WHAT THE TASK REQUIRES: List each line of the data in which the string "chart" appears.

DATA PROVIDED:
========

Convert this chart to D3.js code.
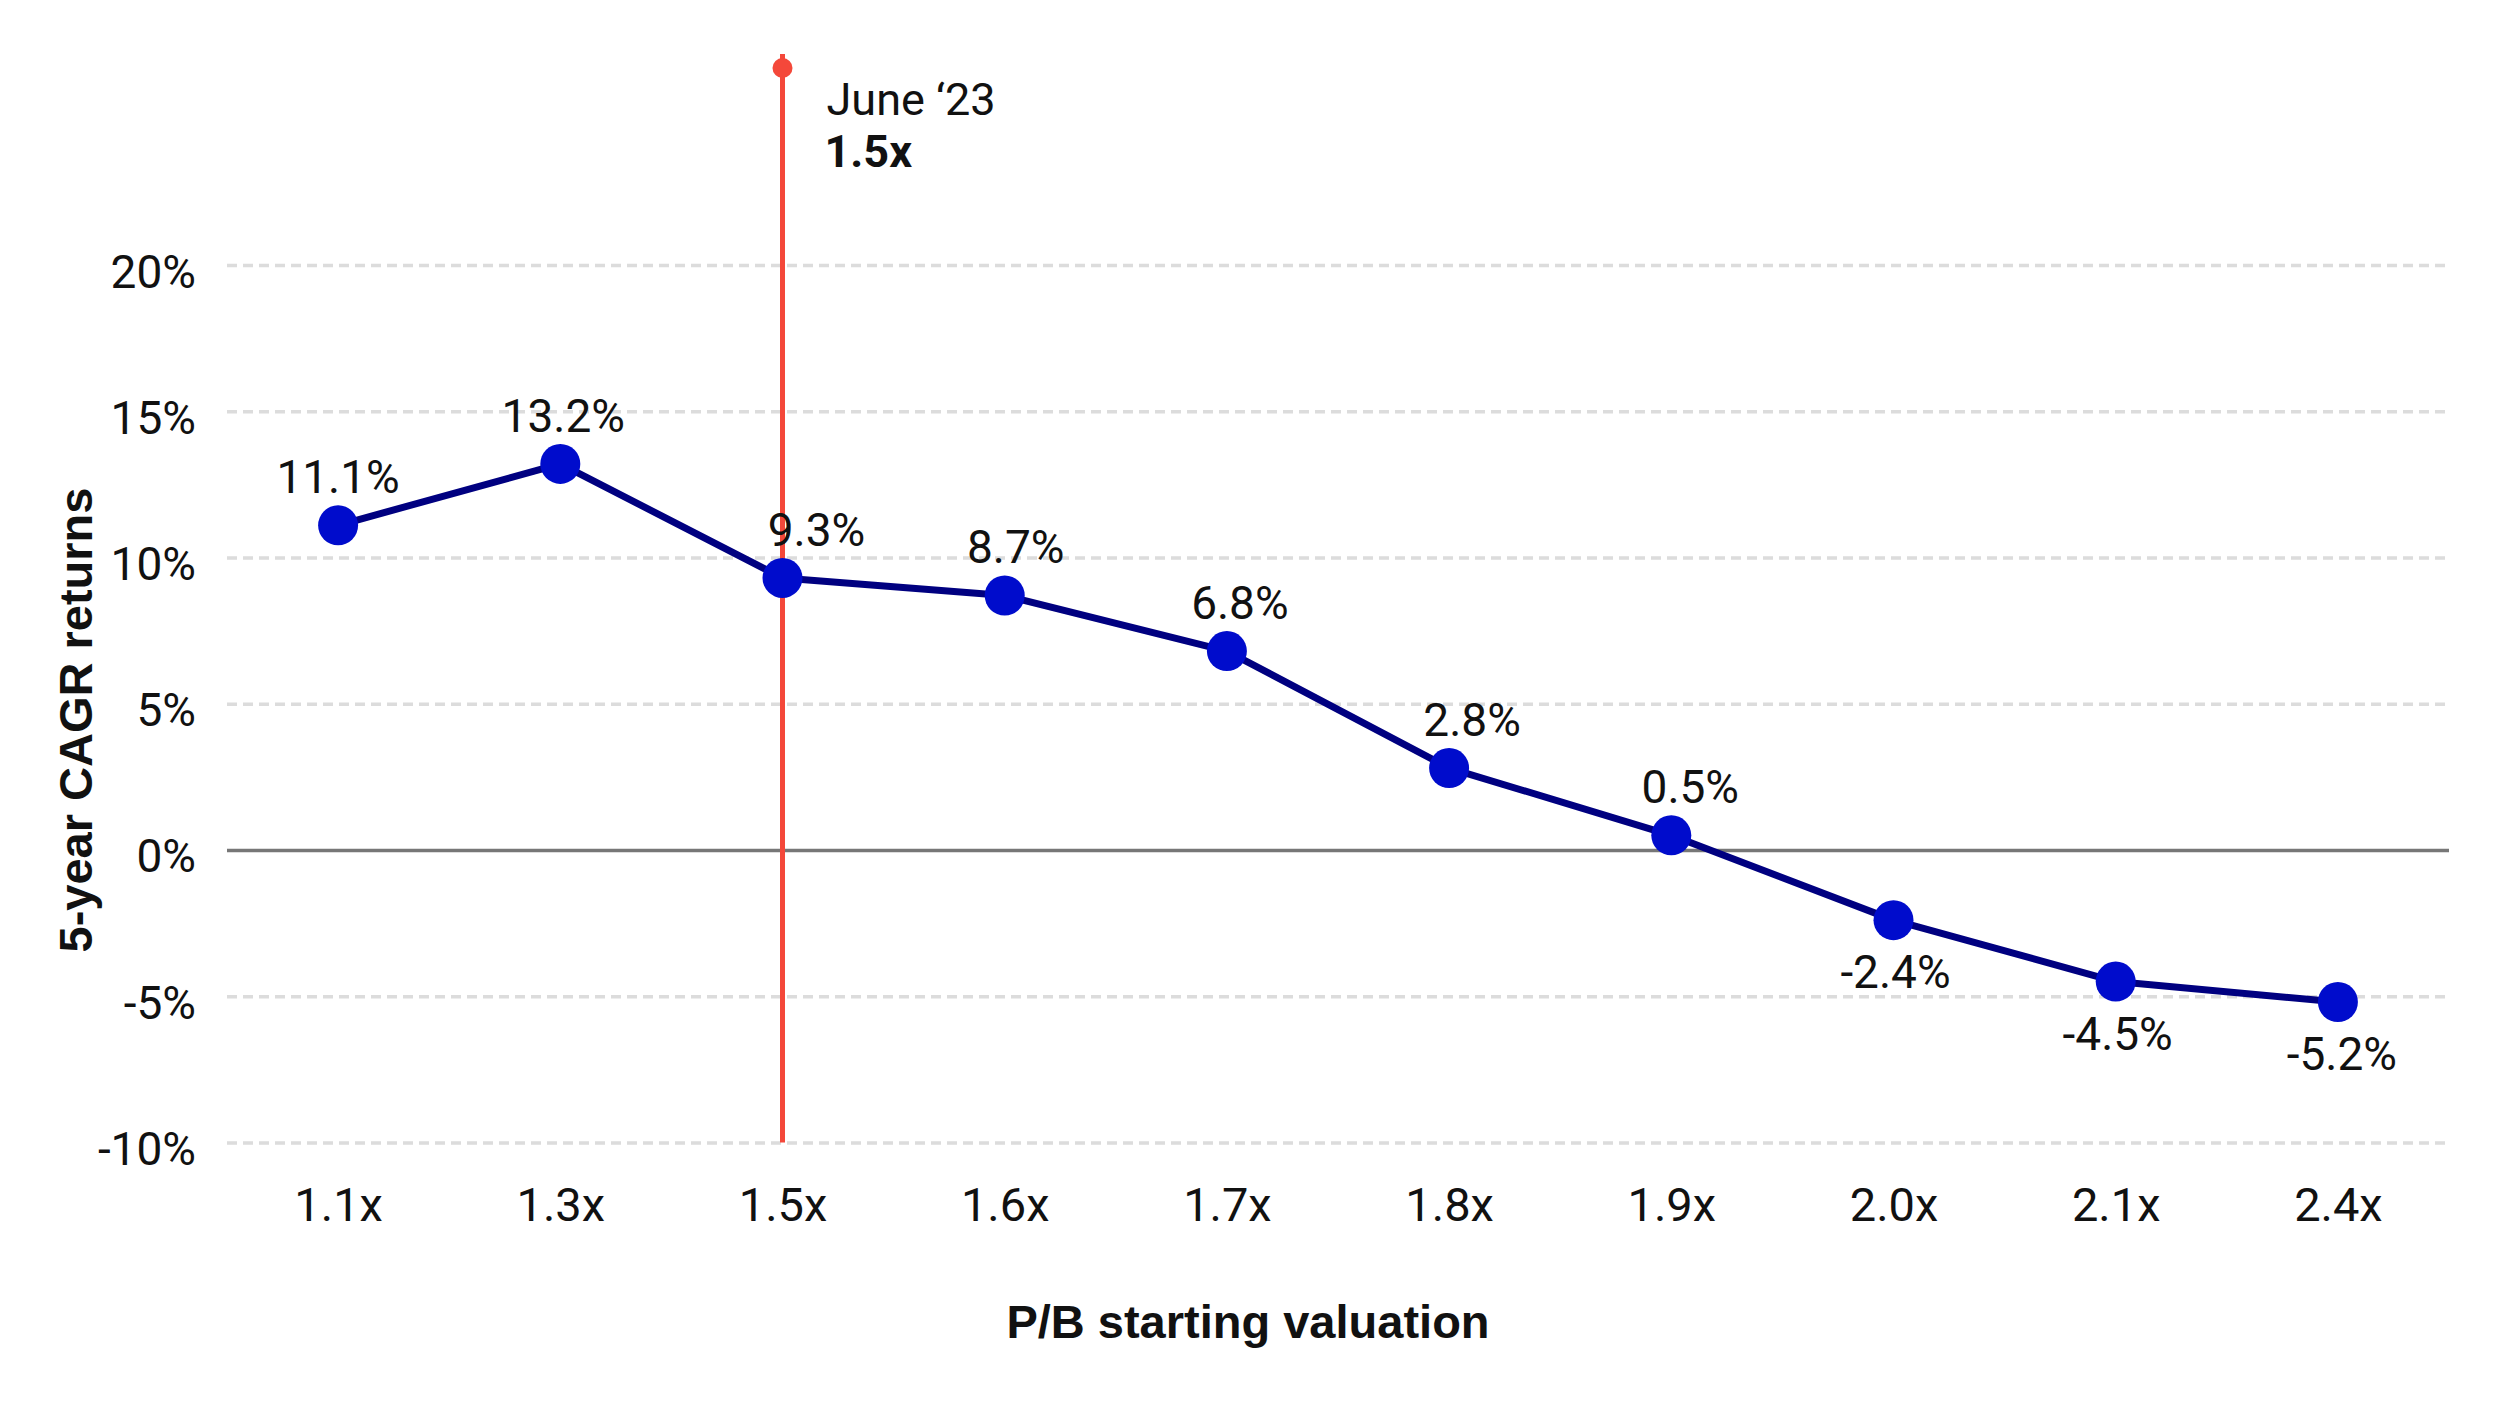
<!DOCTYPE html>
<html>
<head>
<meta charset="utf-8">
<script src="https://cdn.jsdelivr.net/npm/d3@7"></script>
<style>
  html, body { margin: 0; padding: 0; background: #ffffff; }
  svg { display: block; }
</style>
</head>
<body>
<svg id="chart" width="2496" height="1404"></svg>
<script>
// ---- data ----
const categories = ["1.1x", "1.3x", "1.5x", "1.6x", "1.7x", "1.8x", "1.9x", "2.0x", "2.1x", "2.4x"];
const cagrReturns = [11.1, 13.2, 9.3, 8.7, 6.8, 2.8, 0.5, -2.4, -4.5, -5.2];
const yTicks = [-10, -5, 0, 5, 10, 15, 20];
const markerCategory = "1.5x";
const markerLabel = "June \u201823";
const markerValueLabel = "1.5x";

// ---- layout ----
const W = 2496, H = 1404;
const plotLeft = 227, plotRight = 2449, plotTop = 265, plotBottom = 1142.4;
const labelNudge = [0, 3, 34, 11, 13, 23, 19, 2, 2, 4];

const svg = d3.select("#chart");
svg.append("rect").attr("width", W).attr("height", H).attr("fill", "#fff");

const x = d3.scalePoint().domain(categories).range([plotLeft, plotRight]).padding(0.5);
const y = d3.scaleLinear().domain([-10, 20]).range([plotBottom, plotTop]);

const baseFont = "Roboto, 'Noto Sans', sans-serif";

// grid lines
const yAxis = d3.axisLeft(y).tickValues(yTicks)
  .tickSize(-(plotRight - plotLeft))
  .tickPadding(31)
  .tickFormat(d => d + "%");
const gy = svg.append("g").attr("transform", `translate(${plotLeft},0)`).call(yAxis);
gy.select(".domain").remove();
gy.selectAll(".tick line")
  .attr("stroke", d => d === 0 ? "#777777" : "#dcdcdc")
  .attr("stroke-width", d => d === 0 ? 3.5 : 3.5)
  .attr("stroke-dasharray", d => d === 0 ? null : "10,6");
gy.selectAll(".tick text")
  .attr("font-family", baseFont)
  .attr("font-size", 46)
  .attr("fill", "#111")
  .attr("dy", 0)
  .attr("y", 22);

// x axis labels
const xAxis = d3.axisBottom(x).tickSize(0).tickPadding(0);
const gx = svg.append("g").attr("transform", `translate(0,${plotBottom})`).call(xAxis);
gx.select(".domain").remove();
gx.selectAll(".tick text")
  .attr("font-family", baseFont)
  .attr("font-size", 47)
  .attr("fill", "#111")
  .attr("dy", 0)
  .attr("y", 1221.5 - plotBottom);

// red marker line
const mx = x(markerCategory);
svg.append("line")
  .attr("x1", mx).attr("x2", mx)
  .attr("y1", 54).attr("y2", plotBottom)
  .attr("stroke", "#f4483a").attr("stroke-width", 5);
svg.append("circle").attr("cx", mx).attr("cy", 68).attr("r", 10).attr("fill", "#f4483a");
svg.append("text")
  .attr("x", mx + 44).attr("y", 115)
  .attr("font-family", baseFont).attr("font-size", 45).attr("fill", "#111")
  .text(markerLabel);
svg.append("text")
  .attr("x", mx + 42).attr("y", 166.5)
  .attr("font-family", baseFont).attr("font-size", 45).attr("font-weight", 700).attr("fill", "#111")
  .text(markerValueLabel);

// line
const data = categories.map((c, i) => ({ c, v: cagrReturns[i], i }));
const line = d3.line().x(d => x(d.c)).y(d => y(d.v));
svg.append("path").datum(data)
  .attr("d", line)
  .attr("fill", "none")
  .attr("stroke", "#000080")
  .attr("stroke-width", 7)
  .attr("stroke-linejoin", "round");

svg.selectAll("circle.pt").data(data).enter().append("circle")
  .attr("class", "pt")
  .attr("cx", d => x(d.c)).attr("cy", d => y(d.v))
  .attr("r", 20)
  .attr("fill", "#000ccc");

svg.selectAll("text.lbl").data(data).enter().append("text")
  .attr("class", "lbl")
  .attr("x", d => x(d.c) + labelNudge[d.i])
  .attr("y", d => y(d.v) + (d.v >= 0 ? -32 : 68))
  .attr("text-anchor", "middle")
  .attr("font-family", baseFont).attr("font-size", 46).attr("fill", "#111")
  .text(d => d.v.toFixed(1) + "%");

// axis titles
svg.append("text")
  .attr("transform", `translate(92,720) rotate(-90)`)
  .attr("text-anchor", "middle")
  .attr("font-family", "'Liberation Sans', Arial, sans-serif")
  .attr("font-size", 47).attr("font-weight", 700).attr("fill", "#111")
  .text("5-year CAGR returns");
svg.append("text")
  .attr("x", 1248).attr("y", 1338)
  .attr("text-anchor", "middle")
  .attr("font-family", "'Liberation Sans', Arial, sans-serif")
  .attr("font-size", 47).attr("font-weight", 700).attr("fill", "#111")
  .text("P/B starting valuation");
</script>
</body>
</html>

========

TASK ANSWER:
Convert this chart to D3.js code.
<svg id="chart" width="2496" height="1404"></svg>
const svg = d3.select("#chart");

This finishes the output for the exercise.